*DATA LISTING:*
==*==

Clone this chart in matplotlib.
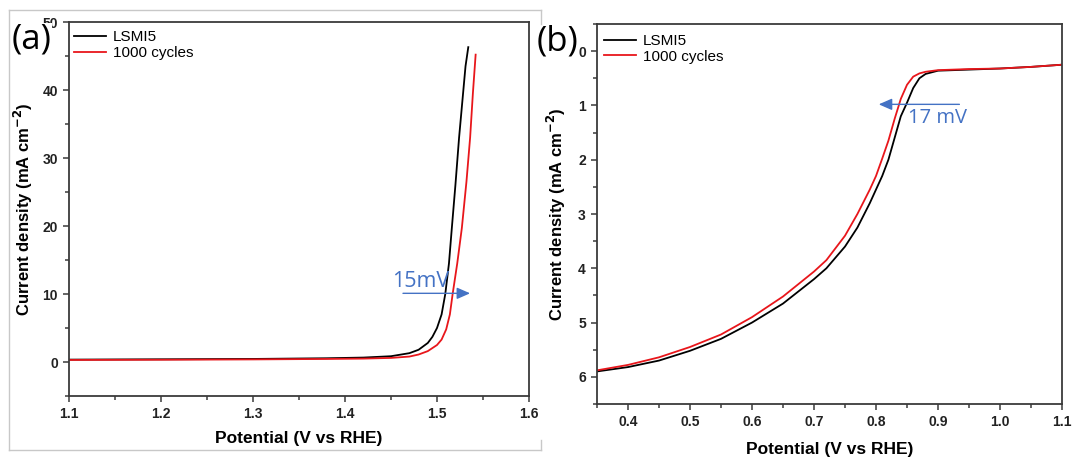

==*==

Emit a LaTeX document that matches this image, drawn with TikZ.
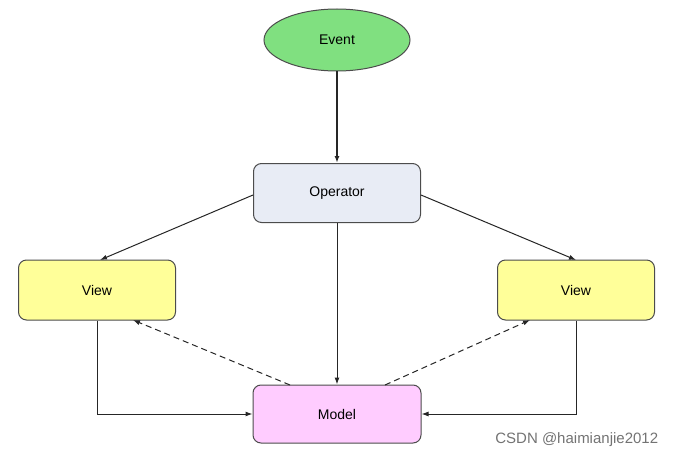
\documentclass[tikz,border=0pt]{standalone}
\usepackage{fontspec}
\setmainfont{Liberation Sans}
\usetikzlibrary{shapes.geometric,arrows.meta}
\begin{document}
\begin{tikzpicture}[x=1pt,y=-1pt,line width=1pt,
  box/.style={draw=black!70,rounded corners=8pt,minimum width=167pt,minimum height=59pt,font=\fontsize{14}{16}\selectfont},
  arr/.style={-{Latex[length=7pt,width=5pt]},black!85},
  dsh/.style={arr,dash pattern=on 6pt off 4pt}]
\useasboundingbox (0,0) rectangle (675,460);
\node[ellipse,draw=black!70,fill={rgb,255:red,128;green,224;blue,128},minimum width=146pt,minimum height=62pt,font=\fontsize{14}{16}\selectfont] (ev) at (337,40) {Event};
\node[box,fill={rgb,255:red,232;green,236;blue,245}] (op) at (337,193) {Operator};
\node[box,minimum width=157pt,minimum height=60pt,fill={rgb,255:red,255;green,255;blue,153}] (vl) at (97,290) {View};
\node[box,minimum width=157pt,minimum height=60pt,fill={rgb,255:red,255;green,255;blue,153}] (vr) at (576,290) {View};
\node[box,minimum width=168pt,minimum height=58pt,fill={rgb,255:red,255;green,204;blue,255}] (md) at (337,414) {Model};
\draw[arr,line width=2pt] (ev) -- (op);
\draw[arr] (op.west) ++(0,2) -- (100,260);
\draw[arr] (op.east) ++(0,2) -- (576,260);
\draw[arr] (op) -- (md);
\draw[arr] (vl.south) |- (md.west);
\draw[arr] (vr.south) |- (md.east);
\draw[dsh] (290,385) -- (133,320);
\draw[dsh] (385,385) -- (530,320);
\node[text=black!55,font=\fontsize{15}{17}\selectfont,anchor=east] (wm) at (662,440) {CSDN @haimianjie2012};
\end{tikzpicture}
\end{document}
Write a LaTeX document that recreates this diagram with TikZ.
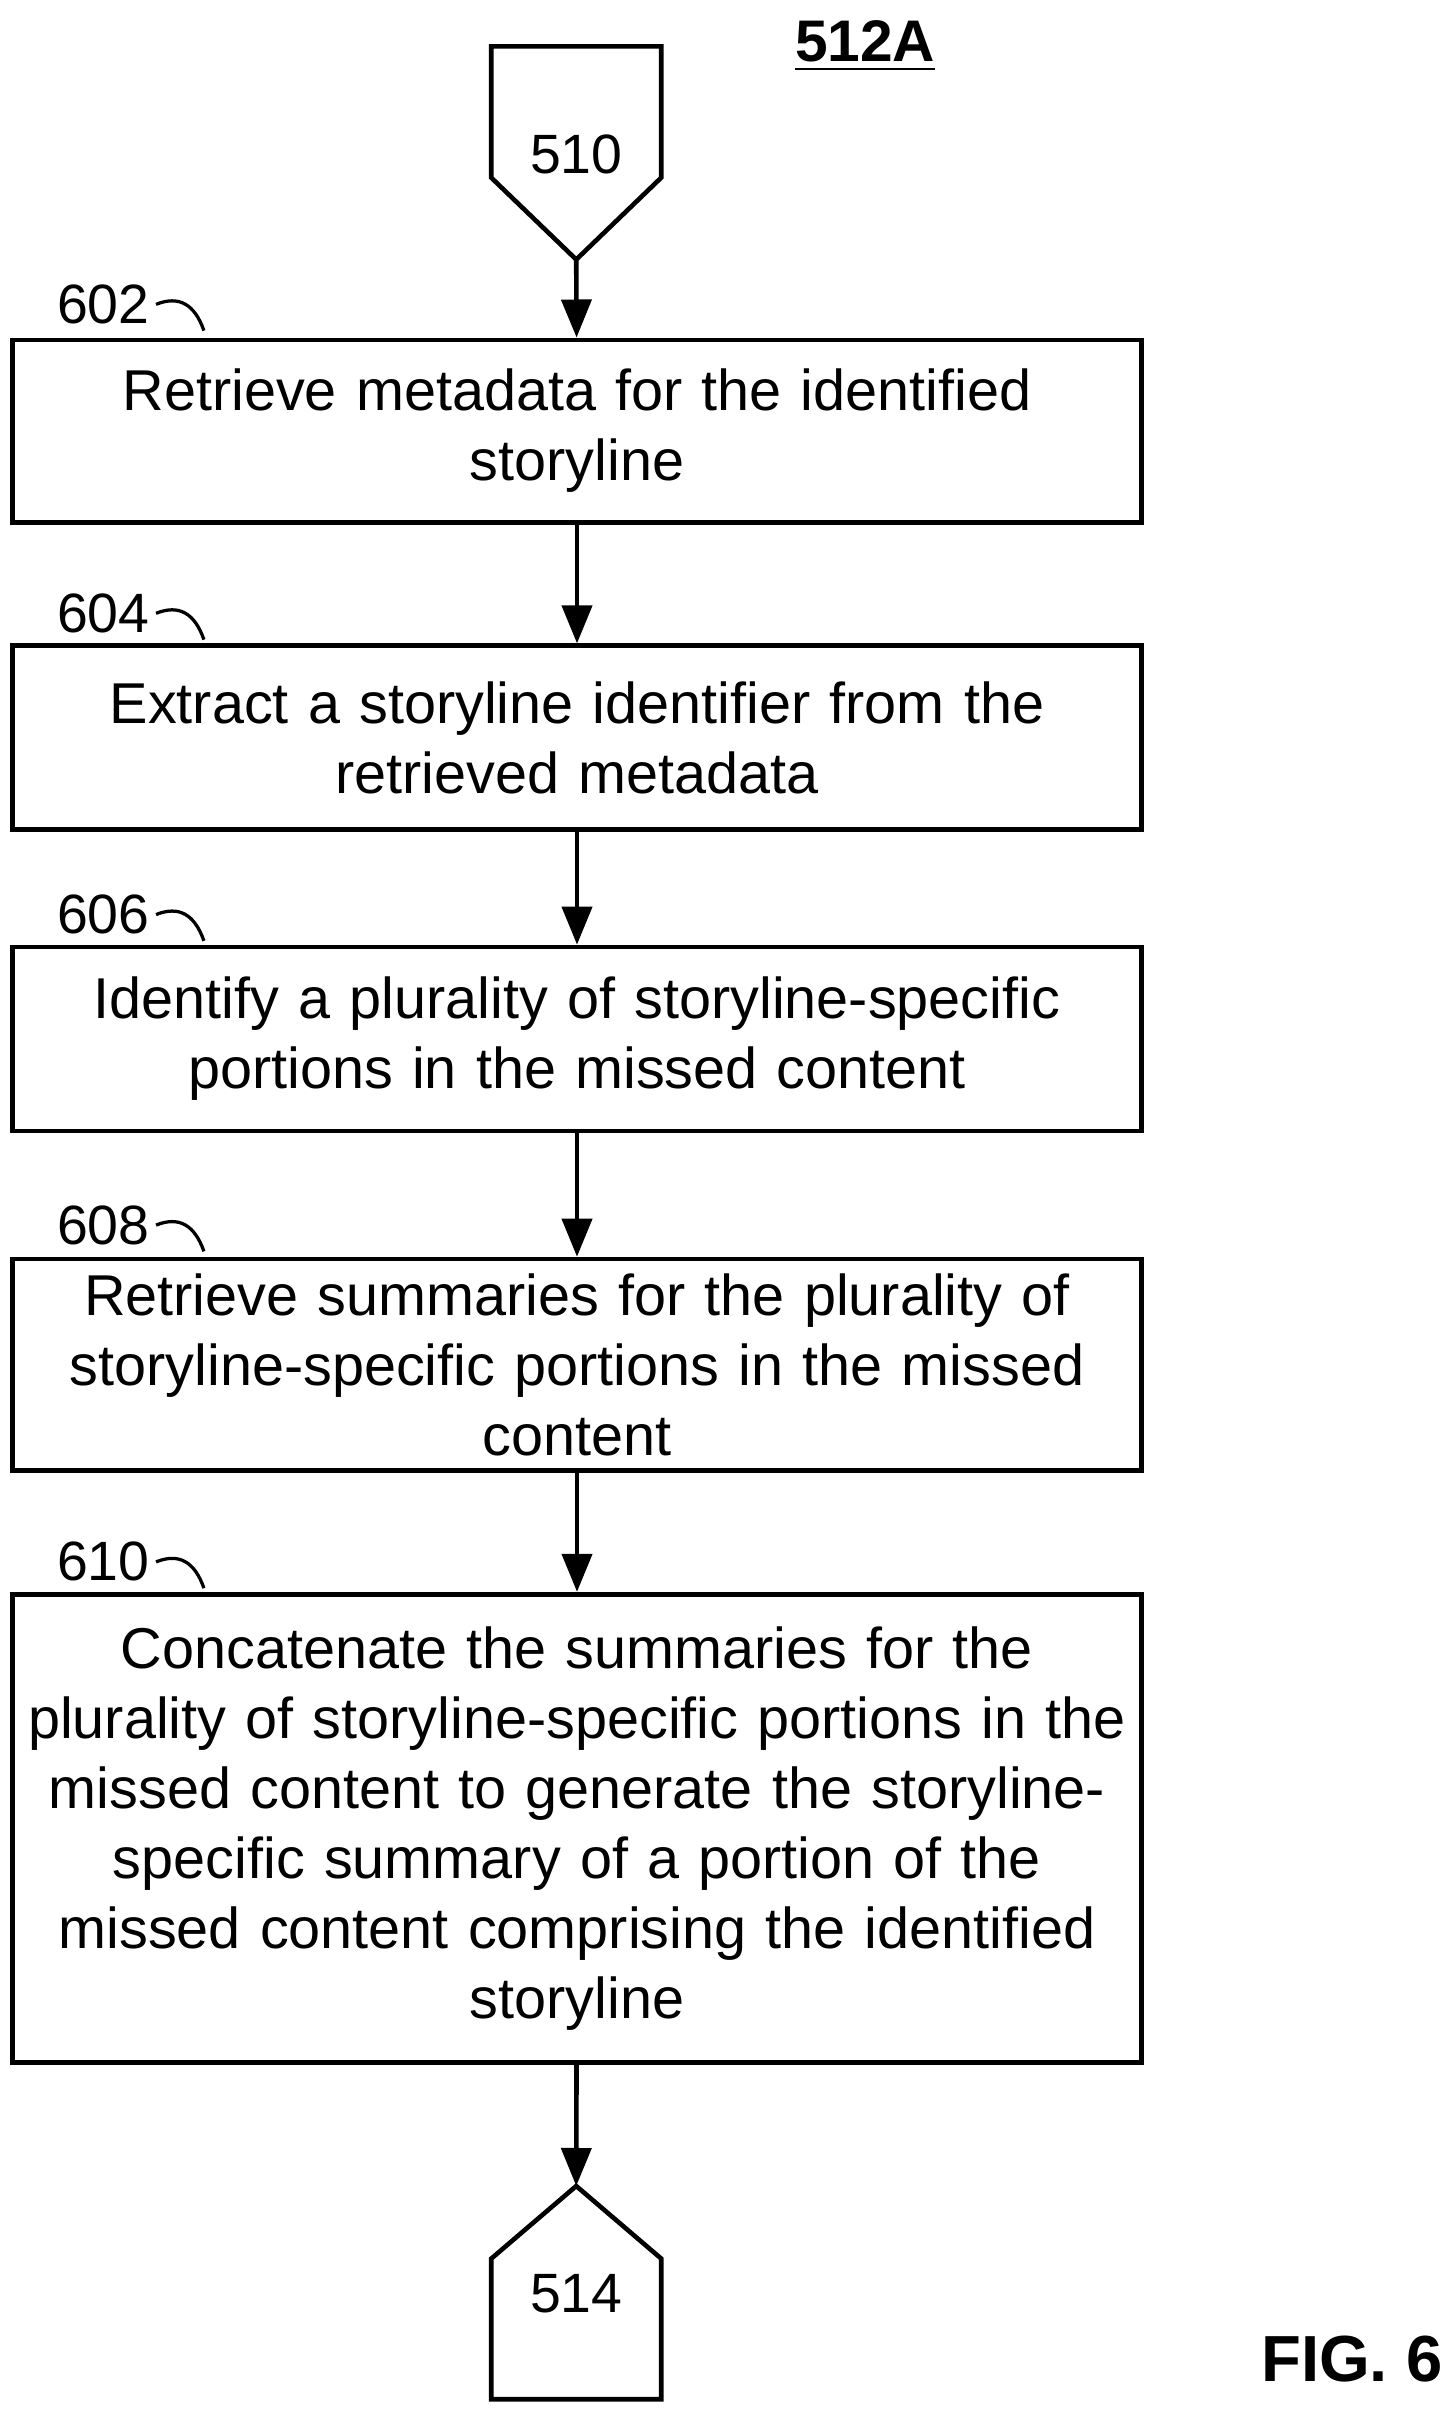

==*==

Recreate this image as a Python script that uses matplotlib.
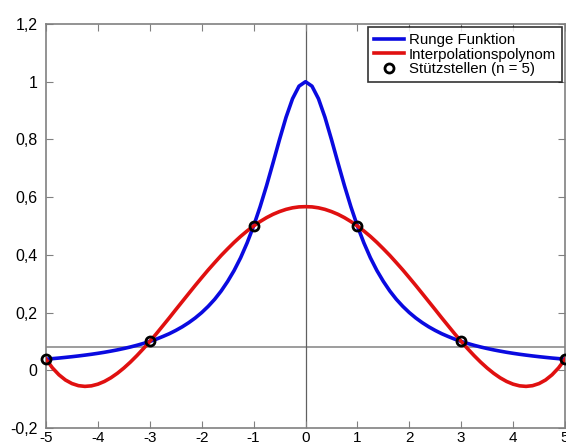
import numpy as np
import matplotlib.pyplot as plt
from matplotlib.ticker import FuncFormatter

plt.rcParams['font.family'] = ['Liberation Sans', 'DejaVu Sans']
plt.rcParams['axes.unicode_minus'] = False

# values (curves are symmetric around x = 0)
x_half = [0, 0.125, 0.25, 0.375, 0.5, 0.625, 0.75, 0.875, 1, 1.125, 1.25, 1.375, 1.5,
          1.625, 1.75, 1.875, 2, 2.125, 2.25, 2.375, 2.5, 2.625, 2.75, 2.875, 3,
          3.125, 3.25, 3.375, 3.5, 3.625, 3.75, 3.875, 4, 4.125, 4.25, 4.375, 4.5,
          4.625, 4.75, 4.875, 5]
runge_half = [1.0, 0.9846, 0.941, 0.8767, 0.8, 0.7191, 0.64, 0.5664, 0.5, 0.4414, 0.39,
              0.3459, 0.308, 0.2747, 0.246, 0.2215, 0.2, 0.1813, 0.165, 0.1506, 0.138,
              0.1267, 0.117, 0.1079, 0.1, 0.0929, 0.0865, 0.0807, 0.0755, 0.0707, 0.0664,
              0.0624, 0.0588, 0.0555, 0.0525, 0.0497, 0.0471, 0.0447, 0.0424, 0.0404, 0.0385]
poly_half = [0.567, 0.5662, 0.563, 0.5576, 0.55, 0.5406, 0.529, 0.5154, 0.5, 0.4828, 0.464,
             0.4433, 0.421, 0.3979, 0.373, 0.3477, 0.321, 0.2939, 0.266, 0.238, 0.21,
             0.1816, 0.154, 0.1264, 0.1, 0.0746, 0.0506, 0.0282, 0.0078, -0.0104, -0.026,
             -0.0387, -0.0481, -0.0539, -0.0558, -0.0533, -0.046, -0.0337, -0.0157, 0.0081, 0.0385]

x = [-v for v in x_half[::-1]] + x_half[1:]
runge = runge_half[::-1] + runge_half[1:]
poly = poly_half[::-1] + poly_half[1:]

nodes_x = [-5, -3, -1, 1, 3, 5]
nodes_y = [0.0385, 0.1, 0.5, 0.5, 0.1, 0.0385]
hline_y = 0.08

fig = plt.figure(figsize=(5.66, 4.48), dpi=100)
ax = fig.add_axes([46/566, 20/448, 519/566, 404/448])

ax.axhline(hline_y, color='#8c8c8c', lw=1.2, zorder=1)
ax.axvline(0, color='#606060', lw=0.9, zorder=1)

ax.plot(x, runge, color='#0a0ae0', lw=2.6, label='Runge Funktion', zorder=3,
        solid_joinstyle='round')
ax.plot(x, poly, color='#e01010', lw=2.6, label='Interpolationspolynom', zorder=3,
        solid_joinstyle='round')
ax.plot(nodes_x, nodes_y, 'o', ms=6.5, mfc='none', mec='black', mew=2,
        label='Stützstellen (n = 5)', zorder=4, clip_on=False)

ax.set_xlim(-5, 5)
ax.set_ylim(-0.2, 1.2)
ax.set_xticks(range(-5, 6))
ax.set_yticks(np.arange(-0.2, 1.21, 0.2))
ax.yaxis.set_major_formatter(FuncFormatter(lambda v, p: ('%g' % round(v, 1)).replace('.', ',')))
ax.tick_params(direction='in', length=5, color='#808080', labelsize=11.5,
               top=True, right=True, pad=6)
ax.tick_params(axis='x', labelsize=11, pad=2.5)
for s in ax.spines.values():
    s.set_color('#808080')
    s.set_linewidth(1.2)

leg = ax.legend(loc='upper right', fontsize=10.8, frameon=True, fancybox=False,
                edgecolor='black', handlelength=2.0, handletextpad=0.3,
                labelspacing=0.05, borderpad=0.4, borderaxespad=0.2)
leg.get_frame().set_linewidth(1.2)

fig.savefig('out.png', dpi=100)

==*==

*PROBLEM:* Pull every line containing "matplotlib" from the data.

*EXPECTED OUTPUT:*
Clone this chart in matplotlib.
Recreate this image as a Python script that uses matplotlib.
import matplotlib.pyplot as plt
from matplotlib.ticker import FuncFormatter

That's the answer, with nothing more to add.